El jefe Del Frade siempre sostuvo que la reforma que introducía de ninguna manera estaba destinada a quebrantar la estructura de la repartición formada por el esfuerzo de dignos jefes, antiguos y capacitados oficiales.

También exhortó a que la obra fuera respetada y estimulada por otros jefes que lo sucedieran. “Esa fe se afianza especialmente en el convencimiento de que las instituciones de existencia necesaria, son indestructibles –reflexionó–, porque han recibido como bautismo las bendiciones de Dios y el calor del pueblo”.

El mandato de la hora

El sostenido aplauso se escuchó en todos los ámbitos del teatro. La promoción 2010 se había graduado.

Una remembranza impregnaba el ambiente, era ineludible: la evocación del sexto policía muerto este año en Rosario. El agente Ramón Agustín Flores, asesinado horas antes, al responder a un pedido de auxilio a bordo de su moto intentó evitar un asalto en Funes. Gozaba de la misma confianza que aquellos policías de antaño. Todos los vecinos tenían su número telefónico. Patrullaba las calles de lunes a lunes.
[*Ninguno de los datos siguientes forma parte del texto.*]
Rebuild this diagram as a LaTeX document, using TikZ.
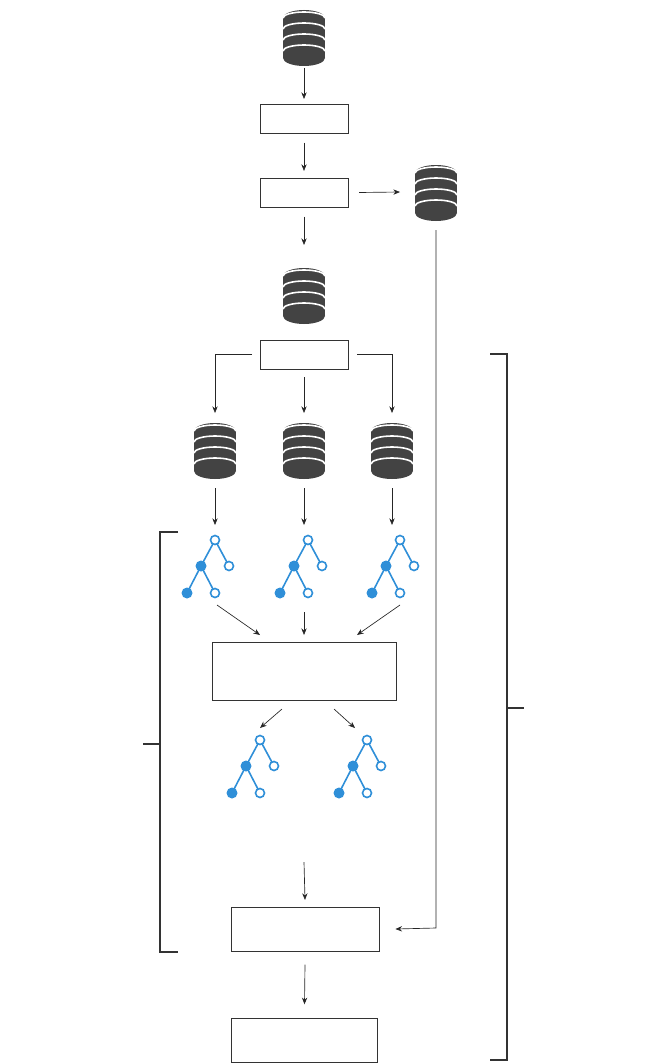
\documentclass[tikz,border=0pt]{standalone}
\usetikzlibrary{arrows.meta}
\definecolor{dbc}{HTML}{434343}
\definecolor{tb}{HTML}{2F8FD8}
\tikzset{
 box/.style={draw=black!80,line width=0.6pt,fill=white},
 arr/.style={-{Stealth[length=5pt,width=4pt]},line width=0.5pt,black!85},
 brk/.style={line width=1pt,black!80},
 db/.pic={
  \fill[dbc] (-21,-19) rectangle (21,21);
  \fill[dbc] (0,-19) ellipse (21 and 8);
  \fill[dbc] (0,21) ellipse (21 and 8);
  \foreach \y in {-8,3,14} \draw[white,line width=1.2pt] (-21,\y) arc (180:360:21 and 6);
  \draw[white,line width=1.2pt] (-21,-19) arc (180:360:21 and 6);
 },
 tr/.pic={
  \draw[tb,line width=1.2pt] (0,0)--(-14,26)--(-28,53) (-14,26)--(0,53) (0,0)--(14,26);
  \filldraw[tb,line width=1.2pt,fill=white] (0,0) circle (4.5) (14,26) circle (4.5) (0,53) circle (4.5);
  \fill[tb] (-14,26) circle (5.5) (-28,53) circle (5.5);
 }
}
\begin{document}
\begin{tikzpicture}[x=0.75pt,y=-0.75pt]
\useasboundingbox (0,0) rectangle (654,1063);
\pic at (304,37) {db};
\pic at (436,192) {db};
\pic at (304,295) {db};
\pic at (215,450) {db};
\pic at (304,450) {db};
\pic at (392,450) {db};
\pic at (215,540) {tr};
\pic at (308,540) {tr};
\pic at (400,540) {tr};
\pic at (260,740) {tr};
\pic at (367,740) {tr};
\node[box,minimum width=66pt,minimum height=21.75pt] (b1) at (304,118.5) {};
\node[box,minimum width=66pt,minimum height=21.75pt] (b2) at (304,192.5) {};
\node[box,minimum width=66pt,minimum height=21.75pt] (b3) at (304,354.5) {};
\node[box,minimum width=138pt,minimum height=43.5pt] (b4) at (304,671) {};
\node[box,minimum width=111pt,minimum height=33pt] (b5) at (305,929) {};
\node[box,minimum width=110pt,minimum height=33pt] (b6) at (304.5,1040) {};
\coordinate (c1) at (304,68); \coordinate (c2) at (304,99);
\draw[arr] (c1)--(c2);
\draw[arr] ([yshift=-7pt]b1.south)--([yshift=5pt]b2.north);
\draw[arr] ([xshift=8pt]b2.east)--(400,192);
\draw[arr] ([yshift=-7pt]b2.south)--(304,245);
\draw[arr] (252,354)--(215,354)--(215,413);
\draw[arr] ([yshift=-6pt]b3.south)--(304,413);
\draw[arr] (357,354)--(392,354)--(392,413);
\foreach \x in {215,304,392} \draw[arr] (\x,488)--(\x,525);
\draw[arr] (217,605)--(260,635);
\draw[arr] (304,612)--(304,635);
\draw[arr] (400,605)--(357,635);
\draw[arr] (282,709)--(260,728);
\draw[arr] (334,709)--(355,728);
\draw[arr] (304,862)--([yshift=5pt]b5.north);
\draw[arr] ([yshift=-10pt]b5.south)--([yshift=10pt]b6.north);
\draw[arr] (436,230)--(436,928)--([xshift=12pt]b5.east);
\draw[brk] (178,532)--(160,532)--(160,952)--(178,952) (160,744)--(143,744);
\draw[brk] (490,354)--(507,354)--(507,1060)--(490,1060) (507,708)--(524,708);
\end{tikzpicture}
\end{document}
Dejó sola a su esposa, con la que compartía la esperanza de una familia.

En el foyer del teatro, un oficial con soles sobre sus hombros, visera dorada y hojas de roble en las solapas –los líderes policiales jamás olvidaron que una vez fueron cadetes de la Escuela Antonio Rodríguez Soto–, saludó con un fuerte apretón de manos a un camarada y, mirándolo a los ojos, aseveró: “Es nuestro deber hacer todo lo posible para no retornar al 25 de julio de 1942”.